Prior in-storage computing (ISC) solutions show fundamental drawbacks when applied to GNN acceleration. First, they obey a strict ordering of GNN neighbor sampling. Such serialization fails to utilize flash internal parallelism. Second, the I/O sizes generated by GNN are much smaller than the minimum flash access granularity. The limited channel bandwidth is wasted when serving the requests. Third, the prior solutions rely on firmware-based request processing, making the backend I/O throughput constrained by the embedded core processing power.
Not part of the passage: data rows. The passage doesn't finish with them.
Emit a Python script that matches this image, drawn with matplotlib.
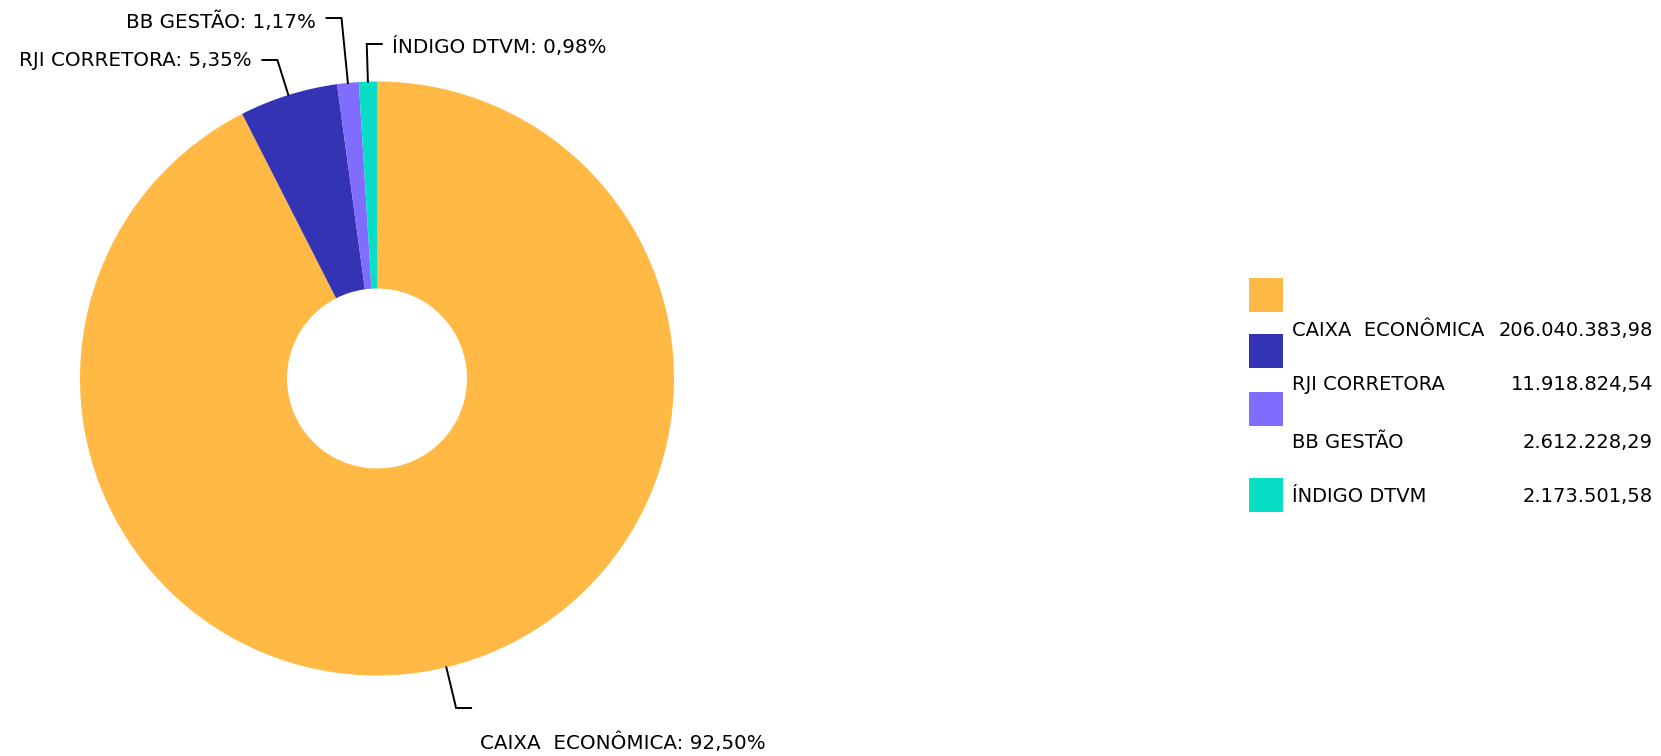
import numpy as np
import matplotlib
matplotlib.use("Agg")
from matplotlib import pyplot as plt
from matplotlib.patches import Rectangle

# data
names = ["CAIXA  ECONÔMICA", "RJI CORRETORA", "BB GESTÃO", "ÍNDIGO DTVM"]
values = [206040383.98, 11918824.54, 2612228.29, 2173501.58]
colors = ["#FFB944", "#3333B4", "#806CFF", "#08DEC6"]

W, H = 1661, 756
CX, CY, R, R_IN = 377, 378.5, 297, 90


def br_number(v):
    s = f"{v:,.2f}"
    return s.replace(",", "X").replace(".", ",").replace("X", ".")


def br_pct(p):
    return f"{p:.2f}".replace(".", ",") + "%"


plt.rcParams['font.family'] = ['DejaVu Sans']
fig = plt.figure(figsize=(W / 100, H / 100), dpi=100)
ax = fig.add_axes([0, 0, 1, 1])

# y axis inverted so layout numbers are pixels from the top;
# visual clockwise from 12 o'clock = data counterclockwise from -90
wedges, _ = ax.pie(values, colors=colors, startangle=-90, counterclock=True,
                   center=(CX, CY), radius=R, frame=True,
                   wedgeprops=dict(width=R - R_IN, linewidth=0))
ax.set_xlim(0, W)
ax.set_ylim(H, 0)
ax.set_aspect('equal')
ax.axis('off')

total = sum(values)
pcts = [v / total * 100 for v in values]

# elbow y (pixels), direction of the short horizontal, text anchor
label_y = [708, 60, 18, 44]
side = [1, -1, -1, 1]
text_pos = [(480, 743, 'left'), (252, 61, 'right'), (316, 22, 'right'), (392, 47, 'left')]

for w, name, p, ey, sd, tp in zip(wedges, names, pcts, label_y, side, text_pos):
    mid = np.deg2rad((w.theta1 + w.theta2) / 2)
    dx, dy = np.cos(mid), np.sin(mid)
    x0, y0 = CX + R * dx, CY + R * dy
    t = (ey - y0) / dy
    x1 = x0 + t * dx
    x2 = x1 + sd * 15
    ax.plot([x0, x1, x2], [y0, ey, ey], color='black', lw=1.4, solid_joinstyle='miter')
    ax.text(tp[0], tp[1], f"{name}: {br_pct(p)}", ha=tp[2], va='center', fontsize=14.3)

# legend
box_y = [278, 334, 392, 478]
text_y = [330, 385, 442, 496]
for c, name, v, by, ty in zip(colors, names, values, box_y, text_y):
    ax.add_patch(Rectangle((1249, by), 34, 34, color=c, lw=0))
    ax.text(1292, ty, name, ha='left', va='center', fontsize=14)
    ax.text(1653, ty, br_number(v), ha='right', va='center', fontsize=14)

fig.savefig("out.png", dpi=100)
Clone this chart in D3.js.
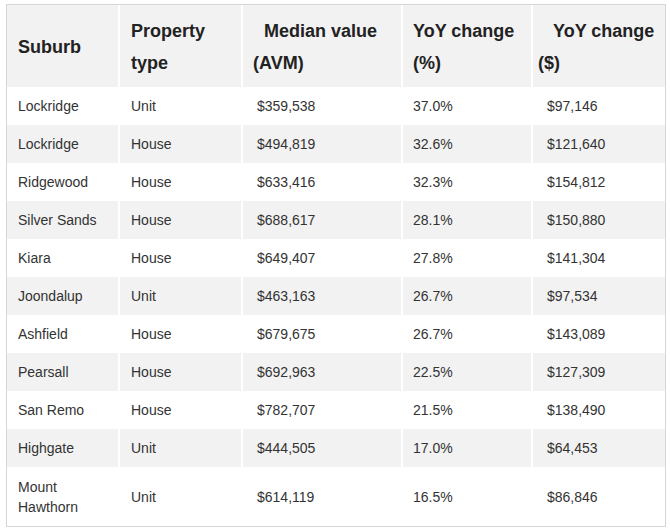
<!DOCTYPE html>
<html>
<head>
<meta charset="utf-8">
<script src="https://cdn.jsdelivr.net/npm/d3@7/dist/d3.min.js"></script>
<style>
  body { margin: 0; background: #fff; }
  text { font-family: "Liberation Sans", Arial, Helvetica, sans-serif; }
</style>
</head>
<body>
<div id="table"></div>
<script>
// table content
var headers = [["Suburb"], ["Property", "type"], ["Median value", "(AVM)"], ["YoY change", "(%)"], ["YoY change", "($)"]];
var suburbs = [["Lockridge"], ["Lockridge"], ["Ridgewood"], ["Silver Sands"], ["Kiara"], ["Joondalup"],
    ["Ashfield"], ["Pearsall"], ["San Remo"], ["Highgate"], ["Mount", "Hawthorn"]];
var propTypes = ["Unit", "House", "House", "House", "House", "Unit", "House", "House", "House", "Unit", "Unit"];
var medianValues = [359538, 494819, 633416, 688617, 649407, 463163, 679675, 692963, 782707, 444505, 614119];
var yoyPct = [37.0, 32.6, 32.3, 28.1, 27.8, 26.7, 26.7, 22.5, 21.5, 17.0, 16.5];
var yoyDollar = [97146, 121640, 154812, 150880, 141304, 97534, 143089, 127309, 138490, 64453, 86846];

var width = 670, height = 532;
var tLeft = 6, tRight = 665, tTop = 4, tBottom = 526;

// column edges
var colEdges = [6, 119, 242, 402, 532, 665];
var textX = [18, 131, 253, 413, 538];        // header text start
var bodyShift = [0, 0, 4, 0, 9];             // body text indent
var headIndent = [[0], [0, 0], [11, 0], [0, 0], [15, 0]];

var money = d3.format("$,");
var pct = function(v) { return d3.format(".1f")(v) + "%"; };

var rows = suburbs.map(function(s, i) {
    return [s, [propTypes[i]], [money(medianValues[i])], [pct(yoyPct[i])], [money(yoyDollar[i])]];
});

// row heights from number of text lines
var headerH = 83;
var rowH = rows.map(function(r) { return r[0].length > 1 ? 59 : 38; });
var rowY = [tTop + headerH];
rowH.forEach(function(h, i) { rowY.push(rowY[i] + h); });
var y = d3.scaleOrdinal().domain(d3.range(rows.length)).range(rowY);

var svg = d3.select("#table").append("svg")
    .attr("width", width)
    .attr("height", height);

function cellW(i) { return colEdges[i + 1] - colEdges[i] - (i == 4 ? 1 : 2); }

// header background
svg.append("g").selectAll("rect")
    .data(headers)
    .enter().append("rect")
    .attr("x", function(d, i) { return colEdges[i] + 1; })
    .attr("y", tTop + 1)
    .attr("width", function(d, i) { return cellW(i); })
    .attr("height", headerH - 1)
    .attr("fill", "#f2f2f2");

// striped rows
var stripe = svg.append("g");
rows.forEach(function(r, ri) {
    if (ri % 2 == 1) {
        stripe.selectAll(null)
            .data(r)
            .enter().append("rect")
            .attr("x", function(d, i) { return colEdges[i] + 1; })
            .attr("y", y(ri))
            .attr("width", function(d, i) { return cellW(i); })
            .attr("height", rowH[ri])
            .attr("fill", "#f2f2f2");
    }
});

// outer border
svg.append("rect")
    .attr("x", tLeft + 0.5)
    .attr("y", tTop + 0.5)
    .attr("width", tRight - tLeft)
    .attr("height", tBottom - tTop)
    .attr("fill", "none")
    .attr("stroke", "#d6d6d6");

// header text
var headCenter = tTop + headerH / 2 + 7;
headers.forEach(function(lines, ci) {
    svg.selectAll(null)
        .data(lines)
        .enter().append("text")
        .attr("x", function(d, li) { return textX[ci] + headIndent[ci][li]; })
        .attr("y", function(d, li) { return headCenter + (li - (lines.length - 1) / 2) * 32; })
        .attr("font-size", 18)
        .attr("font-weight", "bold")
        .attr("fill", "#222")
        .text(function(d) { return d; });
});

// body text
rows.forEach(function(r, ri) {
    var mid = y(ri) + rowH[ri] / 2 + 5;
    r.forEach(function(lines, ci) {
        svg.selectAll(null)
            .data(lines)
            .enter().append("text")
            .attr("x", textX[ci] + bodyShift[ci])
            .attr("y", function(d, li) { return mid + (li - (lines.length - 1) / 2) * 20; })
            .attr("font-size", 14)
            .attr("fill", "#333")
            .text(function(d) { return d; });
    });
});
</script>
</body>
</html>
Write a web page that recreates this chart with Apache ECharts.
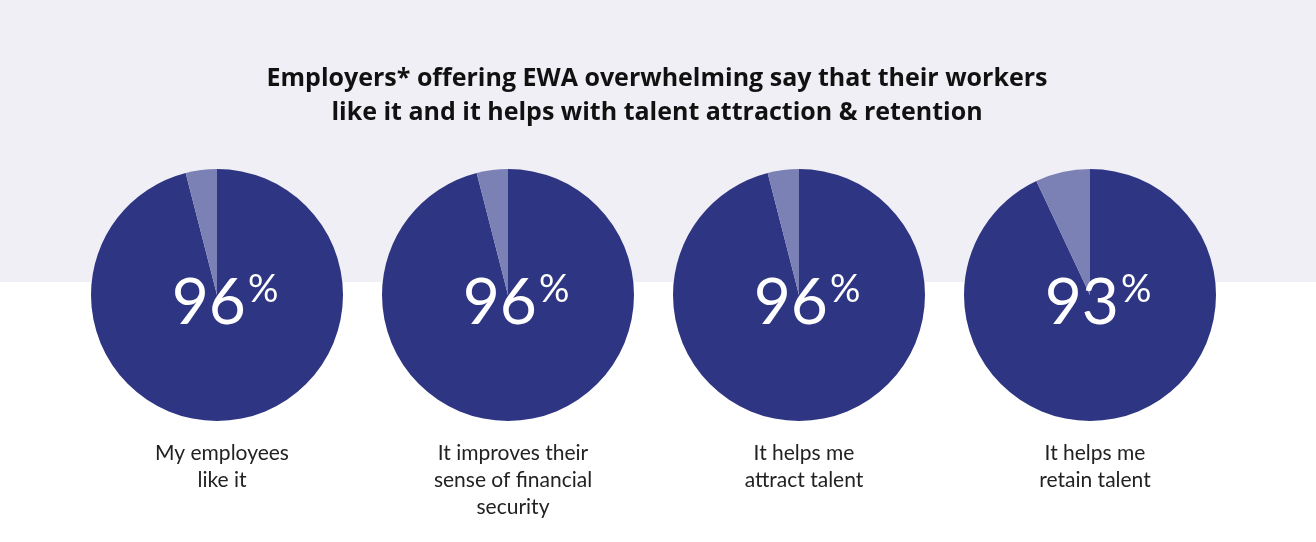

To address these challenges, we propose BeaconGNN, an instorage computing (ISC) design for GNN that supports both large-scale graph structures and feature tables. First, it utilizes a novel graph format to enable out-of-order GNN neighbor sampling, improving flash resource utilization. Second, it deploys near-data processing engines across multiple levels of the flash hierarchy (i.e., controller, channel, and die). Specifically, flashdie-level samplers perform neighbor samplings while reducing channel transfer simultaneously. Flash-channel-level command routers communicate with backend dies without the involvement of flash firmware. Lastly, a spatial accelerator is attached to the device bus to accelerate GNN computation. With our software and hardware co-design, BeaconGNN achieves up to 11.6× higher throughput and 4× better energy efficiency than the stateof-the-art ISC design.